▸ **Exercise instructions**
Start at the line that contains "What Plotly code", stop at the line that contains "import plotly.graph_objects as go", and repeat every line in that span, those two included, with no pictures.

(Source code of charts)

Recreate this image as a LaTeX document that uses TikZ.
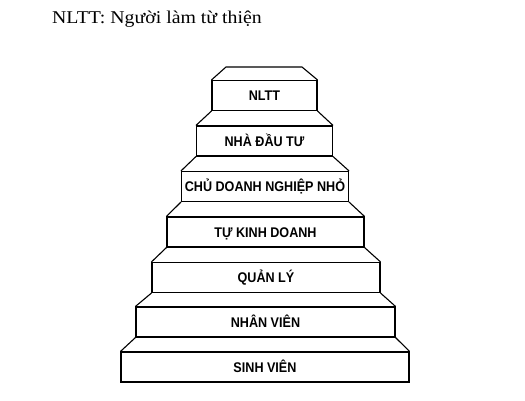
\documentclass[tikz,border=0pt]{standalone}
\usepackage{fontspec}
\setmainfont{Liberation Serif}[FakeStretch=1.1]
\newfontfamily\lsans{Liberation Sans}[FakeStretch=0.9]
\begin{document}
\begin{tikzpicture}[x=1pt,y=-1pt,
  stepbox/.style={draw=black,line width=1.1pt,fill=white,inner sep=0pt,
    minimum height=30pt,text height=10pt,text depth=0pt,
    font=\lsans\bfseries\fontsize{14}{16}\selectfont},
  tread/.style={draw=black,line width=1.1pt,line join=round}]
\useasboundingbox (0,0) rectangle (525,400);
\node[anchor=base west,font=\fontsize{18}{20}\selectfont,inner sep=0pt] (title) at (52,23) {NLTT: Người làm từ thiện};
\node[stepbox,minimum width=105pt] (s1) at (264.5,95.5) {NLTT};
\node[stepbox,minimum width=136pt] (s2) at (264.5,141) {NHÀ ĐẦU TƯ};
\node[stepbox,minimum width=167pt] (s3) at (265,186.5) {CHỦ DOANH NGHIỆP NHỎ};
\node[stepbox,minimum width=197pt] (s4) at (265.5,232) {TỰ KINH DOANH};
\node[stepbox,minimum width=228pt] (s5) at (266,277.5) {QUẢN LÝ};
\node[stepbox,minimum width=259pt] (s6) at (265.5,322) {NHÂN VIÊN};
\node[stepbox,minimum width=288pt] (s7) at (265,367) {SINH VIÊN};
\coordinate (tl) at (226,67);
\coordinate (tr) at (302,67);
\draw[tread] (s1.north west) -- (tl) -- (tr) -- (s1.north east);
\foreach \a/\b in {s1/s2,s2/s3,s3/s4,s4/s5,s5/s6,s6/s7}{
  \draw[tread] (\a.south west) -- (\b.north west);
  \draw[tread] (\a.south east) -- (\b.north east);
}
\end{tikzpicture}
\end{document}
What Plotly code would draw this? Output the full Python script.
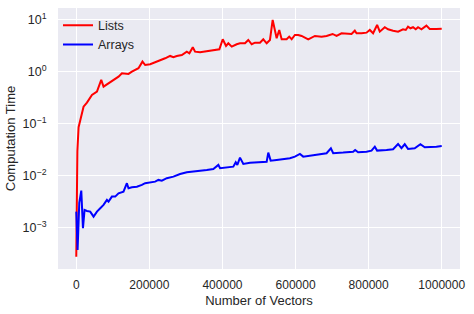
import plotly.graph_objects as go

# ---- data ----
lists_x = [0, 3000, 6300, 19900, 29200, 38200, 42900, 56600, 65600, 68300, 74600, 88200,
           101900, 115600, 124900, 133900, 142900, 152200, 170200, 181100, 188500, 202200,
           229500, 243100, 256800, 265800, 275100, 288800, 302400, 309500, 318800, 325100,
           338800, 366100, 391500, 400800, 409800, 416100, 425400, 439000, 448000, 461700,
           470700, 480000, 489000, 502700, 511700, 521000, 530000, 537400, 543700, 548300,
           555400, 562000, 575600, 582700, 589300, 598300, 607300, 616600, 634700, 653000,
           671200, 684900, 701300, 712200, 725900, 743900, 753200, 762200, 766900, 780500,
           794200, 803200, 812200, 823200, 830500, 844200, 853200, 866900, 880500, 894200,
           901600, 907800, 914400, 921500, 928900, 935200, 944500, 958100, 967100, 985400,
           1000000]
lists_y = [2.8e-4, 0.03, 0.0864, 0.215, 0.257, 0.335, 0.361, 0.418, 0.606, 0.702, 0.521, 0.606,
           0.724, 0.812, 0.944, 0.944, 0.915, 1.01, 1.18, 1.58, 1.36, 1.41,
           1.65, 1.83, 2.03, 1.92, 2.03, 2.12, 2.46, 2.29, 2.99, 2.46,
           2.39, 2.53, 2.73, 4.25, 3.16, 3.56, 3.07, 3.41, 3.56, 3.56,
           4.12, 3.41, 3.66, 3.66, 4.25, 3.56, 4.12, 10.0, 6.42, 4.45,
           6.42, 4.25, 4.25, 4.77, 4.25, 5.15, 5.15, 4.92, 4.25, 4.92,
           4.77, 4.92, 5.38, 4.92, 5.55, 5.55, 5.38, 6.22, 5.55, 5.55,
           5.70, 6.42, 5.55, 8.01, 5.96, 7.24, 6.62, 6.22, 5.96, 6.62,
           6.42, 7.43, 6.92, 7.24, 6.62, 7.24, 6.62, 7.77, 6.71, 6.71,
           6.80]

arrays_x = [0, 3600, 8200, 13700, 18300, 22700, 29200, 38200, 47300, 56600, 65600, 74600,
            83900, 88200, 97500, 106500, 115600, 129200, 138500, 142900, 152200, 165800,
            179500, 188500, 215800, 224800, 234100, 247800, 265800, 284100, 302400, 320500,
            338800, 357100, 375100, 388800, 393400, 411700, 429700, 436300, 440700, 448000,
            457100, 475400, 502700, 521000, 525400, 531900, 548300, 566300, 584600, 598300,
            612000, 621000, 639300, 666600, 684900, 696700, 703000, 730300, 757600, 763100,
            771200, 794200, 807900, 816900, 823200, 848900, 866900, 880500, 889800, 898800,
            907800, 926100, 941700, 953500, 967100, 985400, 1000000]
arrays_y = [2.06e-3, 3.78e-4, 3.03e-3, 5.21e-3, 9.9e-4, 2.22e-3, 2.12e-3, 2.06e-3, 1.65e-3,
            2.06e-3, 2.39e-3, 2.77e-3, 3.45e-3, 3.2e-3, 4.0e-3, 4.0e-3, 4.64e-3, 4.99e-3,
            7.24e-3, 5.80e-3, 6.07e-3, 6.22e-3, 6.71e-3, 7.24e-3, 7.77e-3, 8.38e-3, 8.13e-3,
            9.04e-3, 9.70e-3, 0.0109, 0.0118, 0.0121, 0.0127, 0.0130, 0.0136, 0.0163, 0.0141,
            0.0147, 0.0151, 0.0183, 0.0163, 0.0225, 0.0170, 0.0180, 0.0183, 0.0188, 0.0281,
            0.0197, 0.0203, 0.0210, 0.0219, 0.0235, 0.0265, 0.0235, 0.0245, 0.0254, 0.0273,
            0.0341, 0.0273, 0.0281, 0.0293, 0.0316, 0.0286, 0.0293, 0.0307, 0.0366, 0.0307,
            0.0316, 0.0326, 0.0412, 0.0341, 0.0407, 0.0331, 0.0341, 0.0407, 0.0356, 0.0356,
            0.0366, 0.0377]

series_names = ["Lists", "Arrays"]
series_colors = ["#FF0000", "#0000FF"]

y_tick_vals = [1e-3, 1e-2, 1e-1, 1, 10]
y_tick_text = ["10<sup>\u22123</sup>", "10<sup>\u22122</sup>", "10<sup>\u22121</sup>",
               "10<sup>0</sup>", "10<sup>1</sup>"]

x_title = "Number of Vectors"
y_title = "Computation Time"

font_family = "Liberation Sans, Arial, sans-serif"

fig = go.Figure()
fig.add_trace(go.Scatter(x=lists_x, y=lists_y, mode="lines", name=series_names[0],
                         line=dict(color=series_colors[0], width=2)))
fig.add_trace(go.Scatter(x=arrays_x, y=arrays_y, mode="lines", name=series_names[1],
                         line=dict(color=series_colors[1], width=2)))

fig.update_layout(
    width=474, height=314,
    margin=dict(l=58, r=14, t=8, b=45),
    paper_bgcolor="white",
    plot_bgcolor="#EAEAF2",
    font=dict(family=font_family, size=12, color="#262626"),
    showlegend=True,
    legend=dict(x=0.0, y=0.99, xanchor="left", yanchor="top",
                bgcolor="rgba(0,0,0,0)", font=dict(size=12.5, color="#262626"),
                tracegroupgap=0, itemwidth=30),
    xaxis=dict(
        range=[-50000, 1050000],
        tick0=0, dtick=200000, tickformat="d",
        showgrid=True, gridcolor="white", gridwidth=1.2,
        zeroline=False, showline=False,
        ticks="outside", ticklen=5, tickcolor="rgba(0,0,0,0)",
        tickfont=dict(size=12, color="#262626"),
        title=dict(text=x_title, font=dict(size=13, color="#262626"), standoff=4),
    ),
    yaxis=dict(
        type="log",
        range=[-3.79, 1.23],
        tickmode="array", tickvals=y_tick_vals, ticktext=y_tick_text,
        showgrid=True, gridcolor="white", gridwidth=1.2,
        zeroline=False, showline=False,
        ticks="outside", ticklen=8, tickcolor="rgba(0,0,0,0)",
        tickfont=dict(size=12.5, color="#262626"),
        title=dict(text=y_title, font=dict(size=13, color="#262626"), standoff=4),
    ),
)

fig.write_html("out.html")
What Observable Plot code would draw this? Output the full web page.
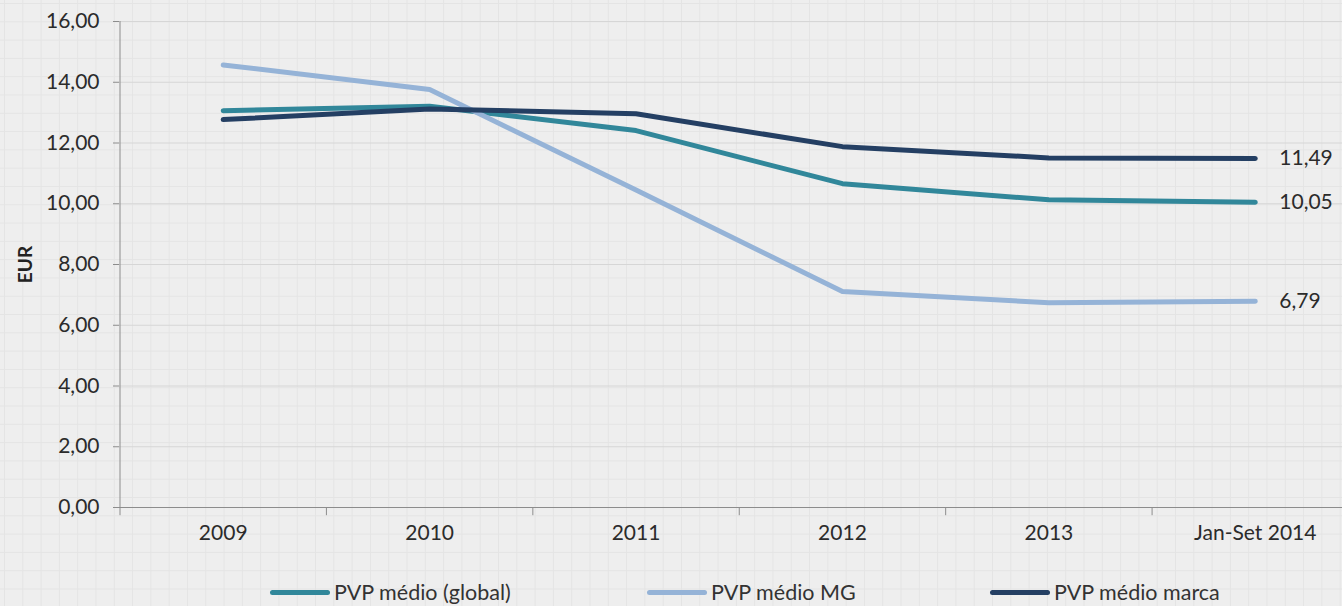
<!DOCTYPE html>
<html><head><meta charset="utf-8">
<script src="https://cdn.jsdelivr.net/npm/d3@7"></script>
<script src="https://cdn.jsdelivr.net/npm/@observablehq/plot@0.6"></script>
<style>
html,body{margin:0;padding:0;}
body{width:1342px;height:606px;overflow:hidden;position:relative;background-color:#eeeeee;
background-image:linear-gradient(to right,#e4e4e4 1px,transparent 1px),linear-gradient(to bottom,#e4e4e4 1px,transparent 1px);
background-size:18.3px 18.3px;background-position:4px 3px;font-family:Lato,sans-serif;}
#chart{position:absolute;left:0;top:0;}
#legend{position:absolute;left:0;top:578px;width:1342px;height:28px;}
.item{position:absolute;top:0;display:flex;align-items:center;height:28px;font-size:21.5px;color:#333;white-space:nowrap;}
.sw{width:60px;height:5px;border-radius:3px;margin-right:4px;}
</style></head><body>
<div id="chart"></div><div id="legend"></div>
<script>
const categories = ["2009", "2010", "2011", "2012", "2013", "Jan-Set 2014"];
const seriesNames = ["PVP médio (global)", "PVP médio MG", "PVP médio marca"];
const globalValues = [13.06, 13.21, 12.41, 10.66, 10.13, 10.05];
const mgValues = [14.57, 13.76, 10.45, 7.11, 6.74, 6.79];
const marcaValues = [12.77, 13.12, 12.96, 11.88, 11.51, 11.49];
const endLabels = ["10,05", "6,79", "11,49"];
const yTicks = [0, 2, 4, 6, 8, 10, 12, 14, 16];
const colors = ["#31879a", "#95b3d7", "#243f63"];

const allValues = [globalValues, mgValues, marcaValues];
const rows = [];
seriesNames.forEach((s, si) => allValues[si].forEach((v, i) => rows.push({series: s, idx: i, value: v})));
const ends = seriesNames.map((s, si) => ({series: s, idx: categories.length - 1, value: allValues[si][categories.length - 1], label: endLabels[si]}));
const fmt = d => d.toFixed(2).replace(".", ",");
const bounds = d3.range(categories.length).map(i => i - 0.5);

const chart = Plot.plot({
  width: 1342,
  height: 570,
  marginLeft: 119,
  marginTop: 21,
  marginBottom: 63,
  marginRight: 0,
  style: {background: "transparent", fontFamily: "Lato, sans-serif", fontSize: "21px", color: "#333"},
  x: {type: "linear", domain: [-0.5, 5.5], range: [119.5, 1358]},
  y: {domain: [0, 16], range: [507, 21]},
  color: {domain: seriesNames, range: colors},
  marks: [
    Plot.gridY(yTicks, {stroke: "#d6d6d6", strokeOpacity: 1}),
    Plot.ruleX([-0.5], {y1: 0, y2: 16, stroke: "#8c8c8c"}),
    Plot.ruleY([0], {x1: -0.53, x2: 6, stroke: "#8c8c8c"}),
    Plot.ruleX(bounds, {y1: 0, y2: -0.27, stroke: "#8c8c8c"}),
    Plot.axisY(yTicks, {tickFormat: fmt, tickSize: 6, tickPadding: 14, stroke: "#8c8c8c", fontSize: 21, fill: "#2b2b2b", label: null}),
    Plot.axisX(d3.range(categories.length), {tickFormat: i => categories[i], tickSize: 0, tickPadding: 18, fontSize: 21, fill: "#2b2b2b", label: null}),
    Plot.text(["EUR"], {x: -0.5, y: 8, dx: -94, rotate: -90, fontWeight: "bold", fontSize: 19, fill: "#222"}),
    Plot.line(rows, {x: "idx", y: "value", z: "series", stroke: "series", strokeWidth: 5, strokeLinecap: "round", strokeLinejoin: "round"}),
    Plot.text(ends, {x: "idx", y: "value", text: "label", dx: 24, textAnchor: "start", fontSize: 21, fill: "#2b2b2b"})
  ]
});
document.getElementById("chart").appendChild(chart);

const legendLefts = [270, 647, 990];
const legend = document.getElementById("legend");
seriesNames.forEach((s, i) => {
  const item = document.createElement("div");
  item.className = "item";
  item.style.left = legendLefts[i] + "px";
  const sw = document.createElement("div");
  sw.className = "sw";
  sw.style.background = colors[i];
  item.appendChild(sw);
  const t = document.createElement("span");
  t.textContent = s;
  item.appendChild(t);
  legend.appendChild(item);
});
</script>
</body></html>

▸ **Solved problem**
What Plotly code would draw this? Output the full Python script.
import plotly.graph_objects as go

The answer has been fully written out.